SHANGHAI -- Squint a little, and the grey concrete tower with a red pagoda roof slapped on top looks like any of a thousand other new office buildings in Shanghai. But a clearer view reveals that in place of glass, the building’s windowspaces have been covered with concrete, concealing urns holding the funeral ashes of over ten thousand people.

The 12 storey "Cultural Memorial Building," contains over 30 rooms where locals pay their respects to deceased relatives. Funeral urns are kept in the building’s concrete walls, and families buy small cabinets which line the rooms like gym lockers, where they place photos of the deceased, and offerings including designer watches, eyeglasses, plastic fruit, and miniature sports cars.

Some rooms are outfitted in mahogany, with plush leather sofas plucked straight out of an upmarket Shanghai coffee house. In others, the cabinets have been replaced by screens which replay video and photos of the deceased.

Leaving offerings for the dead is commonplace in China, where obligations to look after family members continue long after their death. Those obligations loom largest during April’s Tomb Sweeping Festival, when Chinese people symbolically clean their ancestor’s earthly resting place, leaving food and setting fire to paper money, which tradition claims can be put to use in the afterlife.
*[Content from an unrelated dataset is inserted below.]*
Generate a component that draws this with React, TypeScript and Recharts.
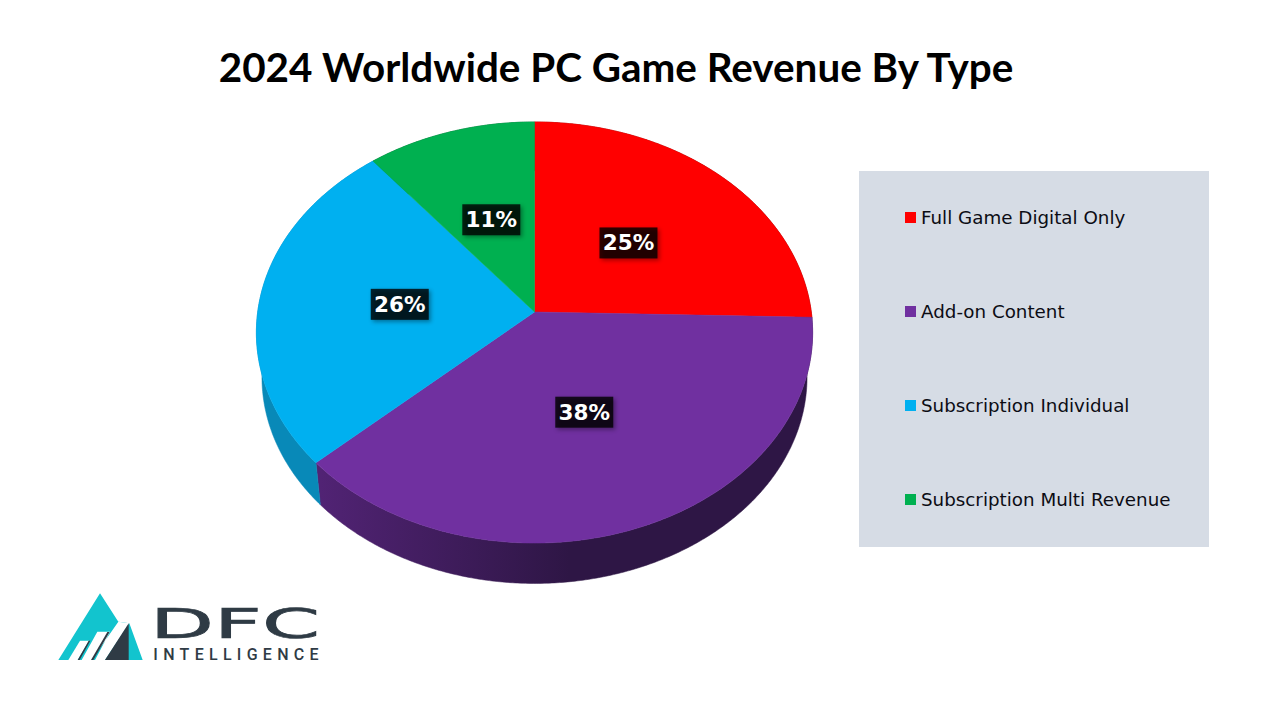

During the 1960s upheaval known as the Cultural Revolution, groups of young people smashed gravestones in protest at China’s funeral traditions, which they identified with social hierarchy and superstition. But Tomb Sweeping festival has made a comeback in recent years, and China:s government made it a national holiday in 2008. The revival has coincided with the longest period of rapid economic growth in recent Chinese history, with predictable results: more lavish funerals, and luxury graves.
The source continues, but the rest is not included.